Please state how many lines in the records contain the string "Emit", with no words besides the number.

START EXERCISE INPUTS

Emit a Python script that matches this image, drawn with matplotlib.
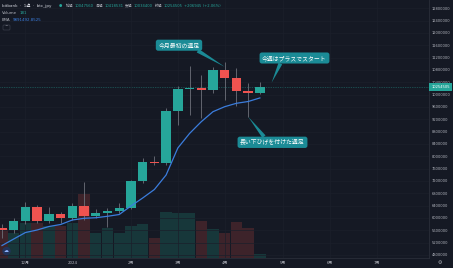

END EXERCISE INPUTS
START EXERCISE INPUTS

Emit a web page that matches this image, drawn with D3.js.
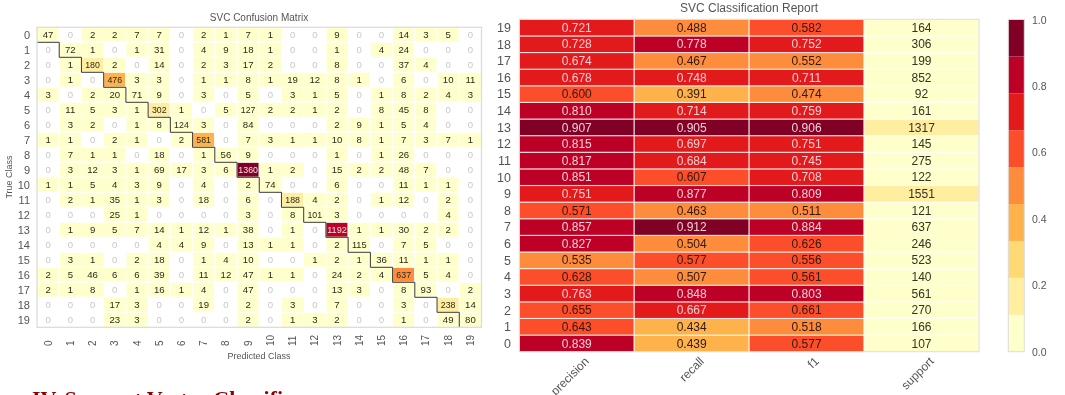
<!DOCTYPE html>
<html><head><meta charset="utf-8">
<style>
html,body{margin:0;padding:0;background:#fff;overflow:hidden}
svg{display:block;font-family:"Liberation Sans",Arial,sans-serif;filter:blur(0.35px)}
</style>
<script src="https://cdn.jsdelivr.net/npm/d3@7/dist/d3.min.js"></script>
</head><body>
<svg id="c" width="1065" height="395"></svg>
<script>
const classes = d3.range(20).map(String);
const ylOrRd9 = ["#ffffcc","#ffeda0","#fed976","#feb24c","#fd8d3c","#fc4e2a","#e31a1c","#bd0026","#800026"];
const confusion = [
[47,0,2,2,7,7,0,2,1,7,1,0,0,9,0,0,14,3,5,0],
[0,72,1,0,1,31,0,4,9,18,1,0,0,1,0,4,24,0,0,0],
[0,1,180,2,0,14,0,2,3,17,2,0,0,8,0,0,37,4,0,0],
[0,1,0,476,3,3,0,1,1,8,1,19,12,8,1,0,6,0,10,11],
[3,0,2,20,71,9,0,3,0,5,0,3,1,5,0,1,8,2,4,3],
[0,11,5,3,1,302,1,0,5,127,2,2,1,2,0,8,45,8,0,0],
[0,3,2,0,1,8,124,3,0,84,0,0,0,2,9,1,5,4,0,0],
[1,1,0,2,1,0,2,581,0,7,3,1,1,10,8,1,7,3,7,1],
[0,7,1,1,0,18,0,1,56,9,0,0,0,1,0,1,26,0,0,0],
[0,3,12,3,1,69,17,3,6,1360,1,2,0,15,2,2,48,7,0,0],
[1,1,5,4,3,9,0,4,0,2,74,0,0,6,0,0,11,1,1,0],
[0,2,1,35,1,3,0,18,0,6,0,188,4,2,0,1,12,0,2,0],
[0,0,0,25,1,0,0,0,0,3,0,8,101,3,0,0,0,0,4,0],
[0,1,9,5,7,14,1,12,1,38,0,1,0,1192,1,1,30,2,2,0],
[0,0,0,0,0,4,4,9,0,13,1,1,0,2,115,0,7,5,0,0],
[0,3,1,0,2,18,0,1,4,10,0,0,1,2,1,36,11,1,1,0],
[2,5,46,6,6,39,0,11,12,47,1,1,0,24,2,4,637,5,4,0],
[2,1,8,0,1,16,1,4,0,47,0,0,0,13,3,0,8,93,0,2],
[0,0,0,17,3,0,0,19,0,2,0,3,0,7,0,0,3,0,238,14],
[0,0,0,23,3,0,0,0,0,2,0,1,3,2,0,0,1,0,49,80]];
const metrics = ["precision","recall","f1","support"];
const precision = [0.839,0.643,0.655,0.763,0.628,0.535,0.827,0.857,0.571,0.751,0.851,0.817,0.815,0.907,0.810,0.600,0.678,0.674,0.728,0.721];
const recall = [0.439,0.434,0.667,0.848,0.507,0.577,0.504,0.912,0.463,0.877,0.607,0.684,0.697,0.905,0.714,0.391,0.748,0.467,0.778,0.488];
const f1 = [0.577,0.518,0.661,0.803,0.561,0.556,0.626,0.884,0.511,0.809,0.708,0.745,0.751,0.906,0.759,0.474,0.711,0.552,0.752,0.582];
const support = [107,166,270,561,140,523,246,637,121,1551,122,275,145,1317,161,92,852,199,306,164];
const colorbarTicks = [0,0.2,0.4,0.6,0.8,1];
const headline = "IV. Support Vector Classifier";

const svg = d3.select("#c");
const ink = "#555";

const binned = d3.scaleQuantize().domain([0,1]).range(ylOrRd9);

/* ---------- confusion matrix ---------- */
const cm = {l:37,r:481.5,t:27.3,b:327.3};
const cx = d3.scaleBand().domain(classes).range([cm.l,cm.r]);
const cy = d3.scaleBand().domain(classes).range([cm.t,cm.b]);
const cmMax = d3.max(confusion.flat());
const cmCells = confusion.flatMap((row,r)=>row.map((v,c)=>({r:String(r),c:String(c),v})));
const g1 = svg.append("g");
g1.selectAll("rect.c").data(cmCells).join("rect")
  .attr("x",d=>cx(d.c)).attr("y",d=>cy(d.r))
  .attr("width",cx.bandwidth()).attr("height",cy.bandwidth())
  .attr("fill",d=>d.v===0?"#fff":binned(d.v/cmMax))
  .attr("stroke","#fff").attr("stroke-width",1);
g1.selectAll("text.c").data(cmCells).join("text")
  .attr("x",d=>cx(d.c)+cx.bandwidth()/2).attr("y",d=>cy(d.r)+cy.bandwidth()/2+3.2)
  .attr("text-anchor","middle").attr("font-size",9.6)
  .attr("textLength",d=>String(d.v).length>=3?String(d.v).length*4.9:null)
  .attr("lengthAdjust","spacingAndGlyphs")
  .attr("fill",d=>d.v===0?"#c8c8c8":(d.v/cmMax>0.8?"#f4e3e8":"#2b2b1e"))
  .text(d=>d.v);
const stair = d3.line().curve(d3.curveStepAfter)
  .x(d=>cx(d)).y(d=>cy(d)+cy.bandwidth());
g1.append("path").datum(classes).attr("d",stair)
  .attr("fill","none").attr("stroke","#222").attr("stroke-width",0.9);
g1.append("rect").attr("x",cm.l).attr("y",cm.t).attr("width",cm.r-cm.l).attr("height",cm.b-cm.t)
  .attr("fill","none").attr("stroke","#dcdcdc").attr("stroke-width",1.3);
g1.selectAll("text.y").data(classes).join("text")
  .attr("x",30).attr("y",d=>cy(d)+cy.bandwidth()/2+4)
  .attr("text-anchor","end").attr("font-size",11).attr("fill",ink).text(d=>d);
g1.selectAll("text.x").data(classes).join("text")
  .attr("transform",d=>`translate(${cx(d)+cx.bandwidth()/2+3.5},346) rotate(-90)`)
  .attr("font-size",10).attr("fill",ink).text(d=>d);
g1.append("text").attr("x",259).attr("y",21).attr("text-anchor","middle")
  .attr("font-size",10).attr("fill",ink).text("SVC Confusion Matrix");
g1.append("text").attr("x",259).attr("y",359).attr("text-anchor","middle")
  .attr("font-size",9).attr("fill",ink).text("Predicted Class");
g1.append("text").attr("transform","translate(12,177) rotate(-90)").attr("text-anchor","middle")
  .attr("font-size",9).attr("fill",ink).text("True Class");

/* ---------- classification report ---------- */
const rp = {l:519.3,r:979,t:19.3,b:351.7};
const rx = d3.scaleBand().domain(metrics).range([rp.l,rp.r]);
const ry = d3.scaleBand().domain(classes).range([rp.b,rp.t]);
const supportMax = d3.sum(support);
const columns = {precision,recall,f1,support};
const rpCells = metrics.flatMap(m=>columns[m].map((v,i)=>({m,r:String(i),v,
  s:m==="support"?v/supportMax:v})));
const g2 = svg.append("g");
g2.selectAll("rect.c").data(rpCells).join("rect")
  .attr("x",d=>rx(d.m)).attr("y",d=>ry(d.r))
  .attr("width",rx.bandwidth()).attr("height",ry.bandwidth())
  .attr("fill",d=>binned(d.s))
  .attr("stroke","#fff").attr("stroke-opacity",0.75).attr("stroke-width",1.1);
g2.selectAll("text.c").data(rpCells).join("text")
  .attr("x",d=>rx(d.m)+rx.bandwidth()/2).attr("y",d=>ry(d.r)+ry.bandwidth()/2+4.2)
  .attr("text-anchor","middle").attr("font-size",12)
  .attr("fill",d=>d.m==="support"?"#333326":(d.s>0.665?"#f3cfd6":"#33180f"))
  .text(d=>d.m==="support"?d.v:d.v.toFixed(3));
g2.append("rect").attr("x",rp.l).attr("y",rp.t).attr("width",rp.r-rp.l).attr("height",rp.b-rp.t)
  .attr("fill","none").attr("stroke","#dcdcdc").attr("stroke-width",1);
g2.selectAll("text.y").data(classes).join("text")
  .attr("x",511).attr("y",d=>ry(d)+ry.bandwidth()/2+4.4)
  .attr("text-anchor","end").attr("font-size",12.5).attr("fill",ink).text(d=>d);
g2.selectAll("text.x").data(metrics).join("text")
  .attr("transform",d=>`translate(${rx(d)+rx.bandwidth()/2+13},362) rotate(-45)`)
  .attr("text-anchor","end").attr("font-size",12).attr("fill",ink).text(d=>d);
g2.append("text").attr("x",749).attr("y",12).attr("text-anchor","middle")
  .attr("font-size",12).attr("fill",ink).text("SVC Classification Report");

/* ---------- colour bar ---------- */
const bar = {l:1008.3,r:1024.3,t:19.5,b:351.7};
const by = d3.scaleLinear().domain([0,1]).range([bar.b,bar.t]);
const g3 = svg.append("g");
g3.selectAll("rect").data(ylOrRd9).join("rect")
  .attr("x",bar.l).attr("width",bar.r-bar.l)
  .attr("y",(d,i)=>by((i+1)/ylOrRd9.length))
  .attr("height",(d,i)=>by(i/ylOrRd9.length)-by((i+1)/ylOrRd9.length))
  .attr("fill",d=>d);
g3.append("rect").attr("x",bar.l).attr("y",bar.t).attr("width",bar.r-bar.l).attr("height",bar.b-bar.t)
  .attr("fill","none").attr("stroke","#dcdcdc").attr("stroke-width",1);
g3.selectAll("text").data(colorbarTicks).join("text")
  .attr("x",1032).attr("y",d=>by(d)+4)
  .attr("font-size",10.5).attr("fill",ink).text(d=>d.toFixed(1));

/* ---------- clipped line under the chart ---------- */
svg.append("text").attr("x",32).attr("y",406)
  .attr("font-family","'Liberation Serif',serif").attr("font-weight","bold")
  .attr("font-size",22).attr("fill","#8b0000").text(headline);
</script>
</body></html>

END EXERCISE INPUTS

▶ **CORRECT OUTPUT**
2